4/10 2:00 a.m.
This early morning 11 years ago, Vicki and I were sitting vigil at our father’s hospice bedside. Our other brothers and sisters were making their own desperate journeys to be at Saul’s bedside. I don’t remember who spelled me in the morning. Maybe it was Mom, because I know she didn’t leave his side from that point forward.
I went back to the house, showered and fell into an uneasy sleep. I got up, fed the grandkid hoard and drove back to the hospice. The sky was gorgeous, streaked with fingers of light. I remember it made me think of Homer. I must have passed his soul in transit because by the time I got off the elevator my sister met me. We hugged desperately. He’d passed while I was in transit. It was Good Friday too. I have no energy to write. Words which usually come in torrents betray me like I’ve got Trump syndrome.

Dad would’ve been 93 in March. Saul M. Weiss 3/9/1927-4/10/2009
4/11
My father passed last night 11 years ago and he is much in my thoughts as is the vigil my sister and I sat with him the previous night.

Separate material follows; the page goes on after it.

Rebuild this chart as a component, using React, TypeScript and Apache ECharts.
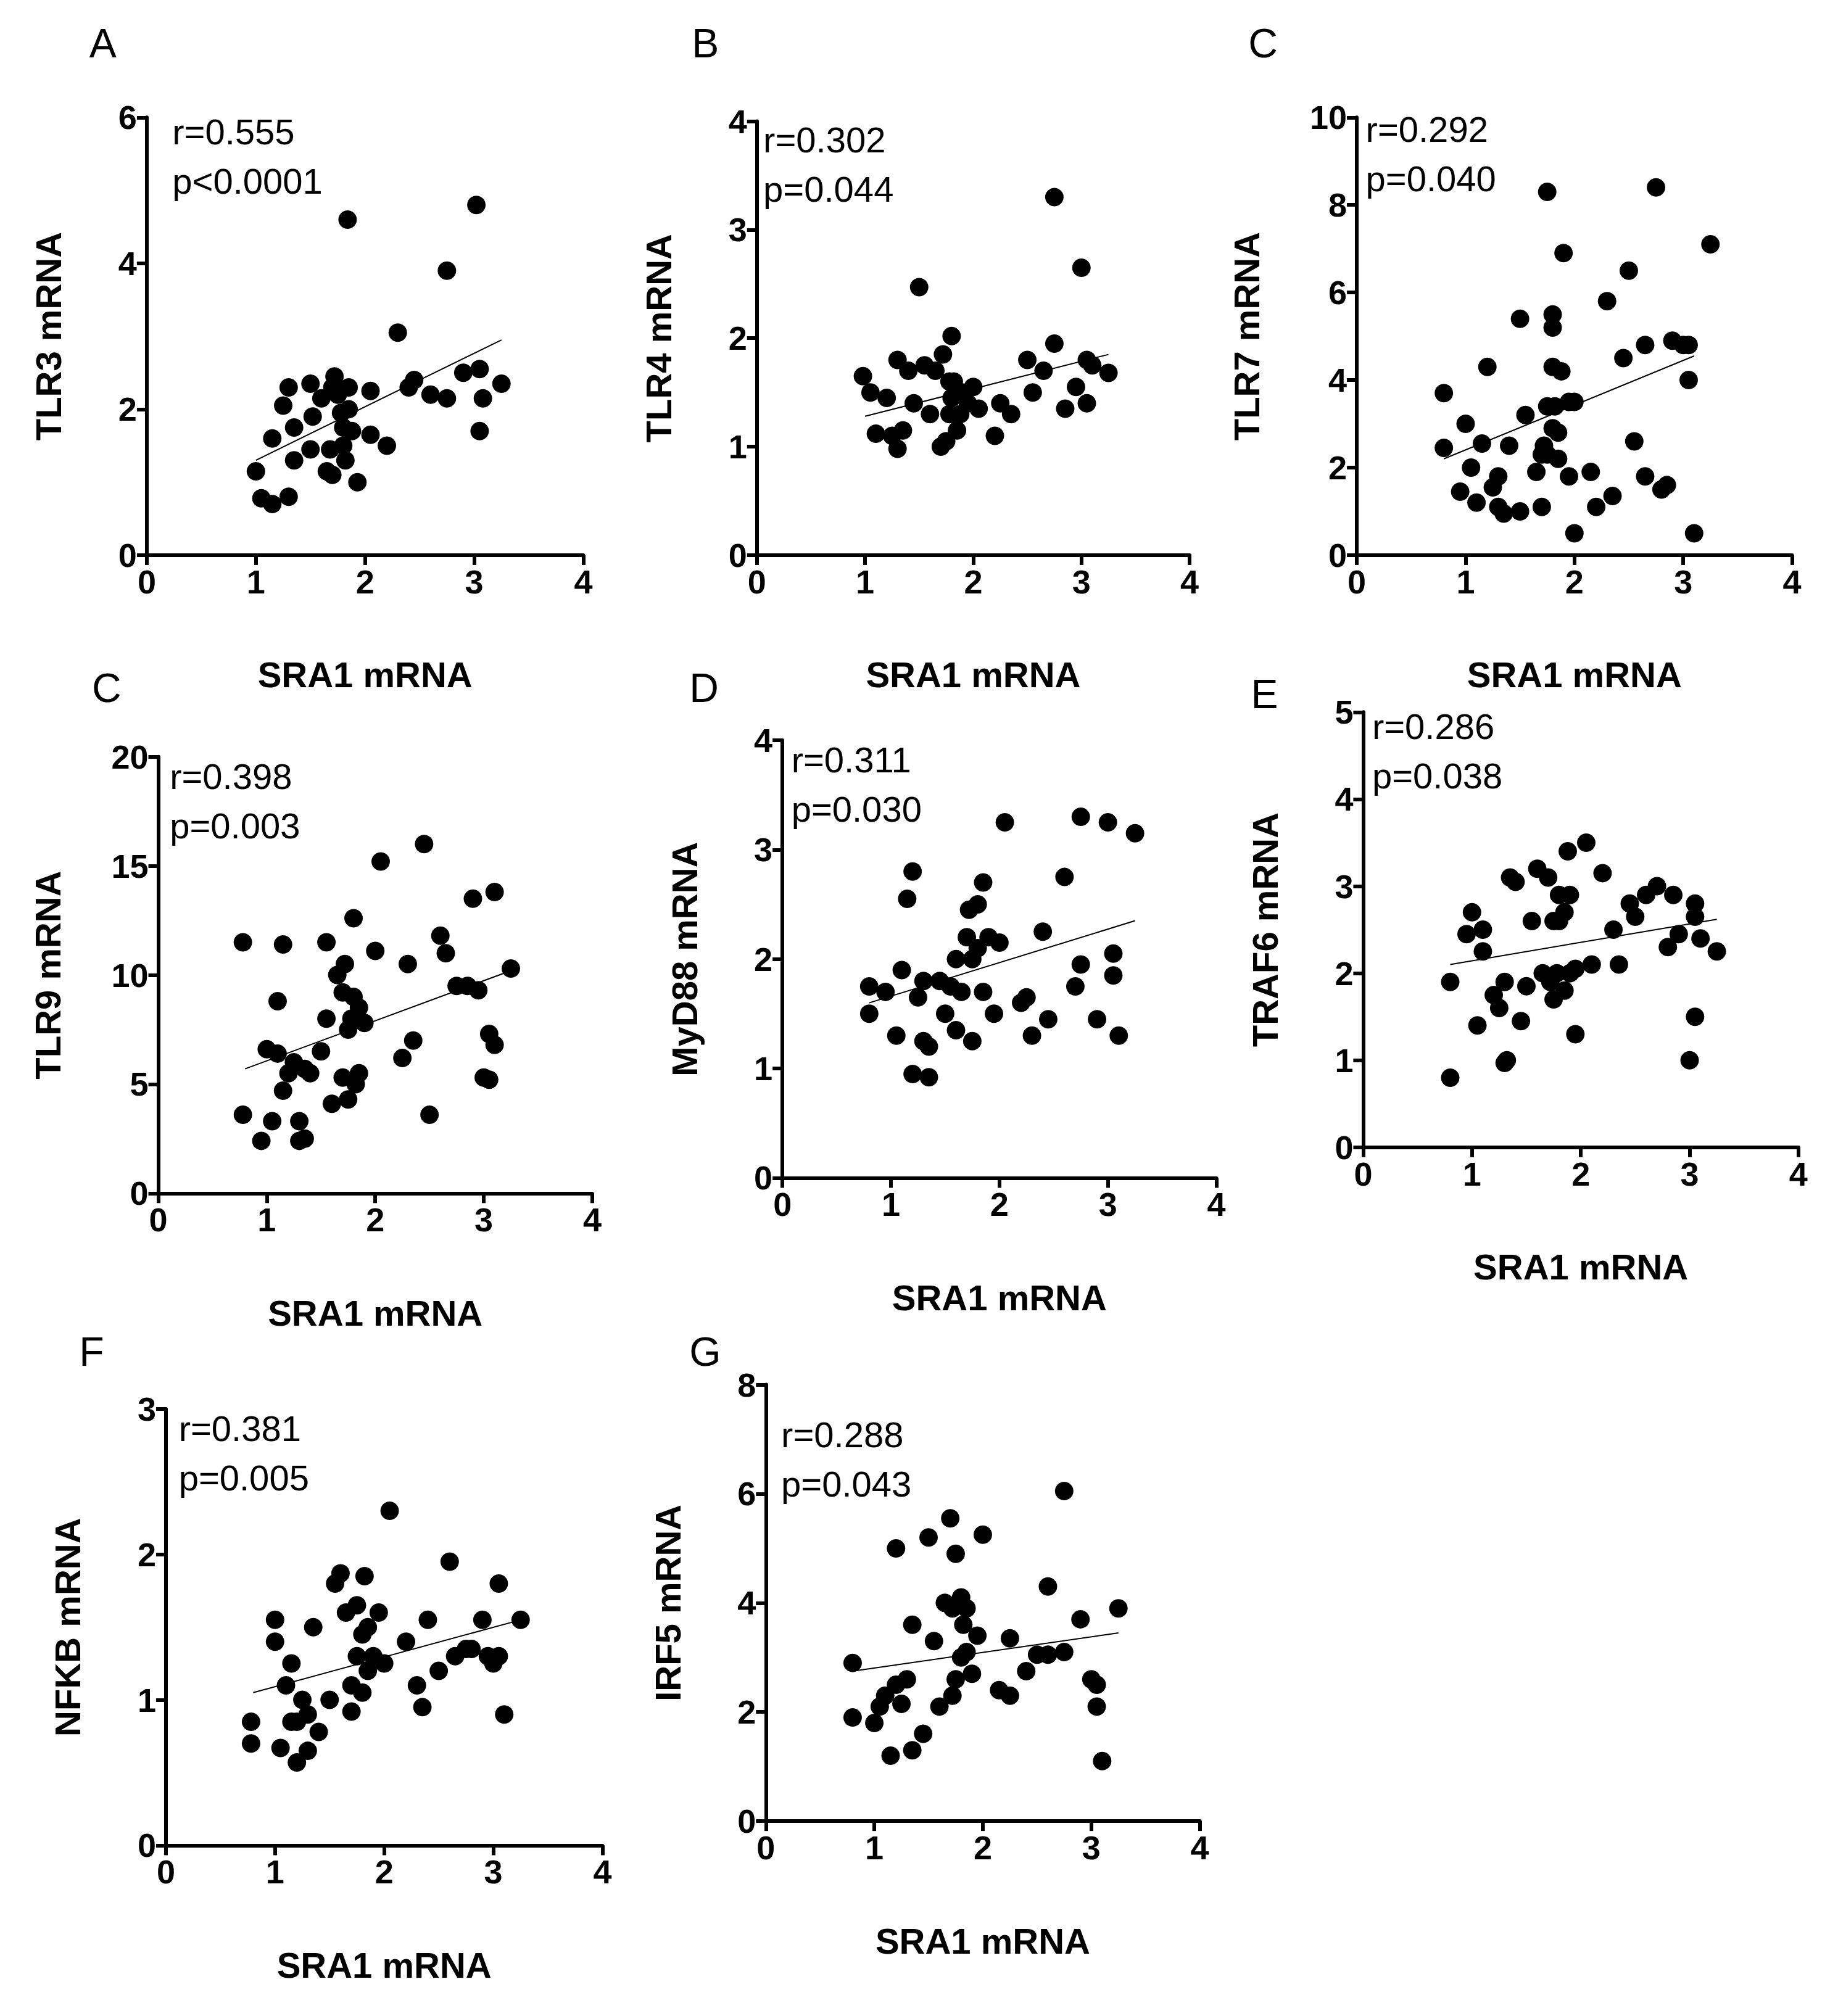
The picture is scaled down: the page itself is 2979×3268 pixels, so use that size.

The spirit of creativity that I rely on has flickered, fallen mute, but my camera is a little black box the size of a human heart.

In it, I’ve placed the spirit of my father, the technical/scientific photographer who even beyond death, has guided me to a closer examination of the wonders around me. He saw the micro and the macro. He would have never called himself “an artist” but he would readily accept the appellation “Teacher” or “Mentor” as he was both. He not only raised me, his son, in his craft, but he supported a city full of medical school instructors who in turn used his slide library to teach generations of young doctors.

I know I’m not the only one whose restricted path has taught him or her to look closer at the intricate details that surround us. One friend in Argentina, prevented from returning to her husband in D.C. has discovered a universe on her family’s roof deck. I get it and when she posts, I step outside myself and see a tiny, intricate world through her eyes. I need to step outside myself. I’ve had so many dark, isolated thoughts lately. I used to see beauty everywhere. And it’s still there. I’m just not seeing it.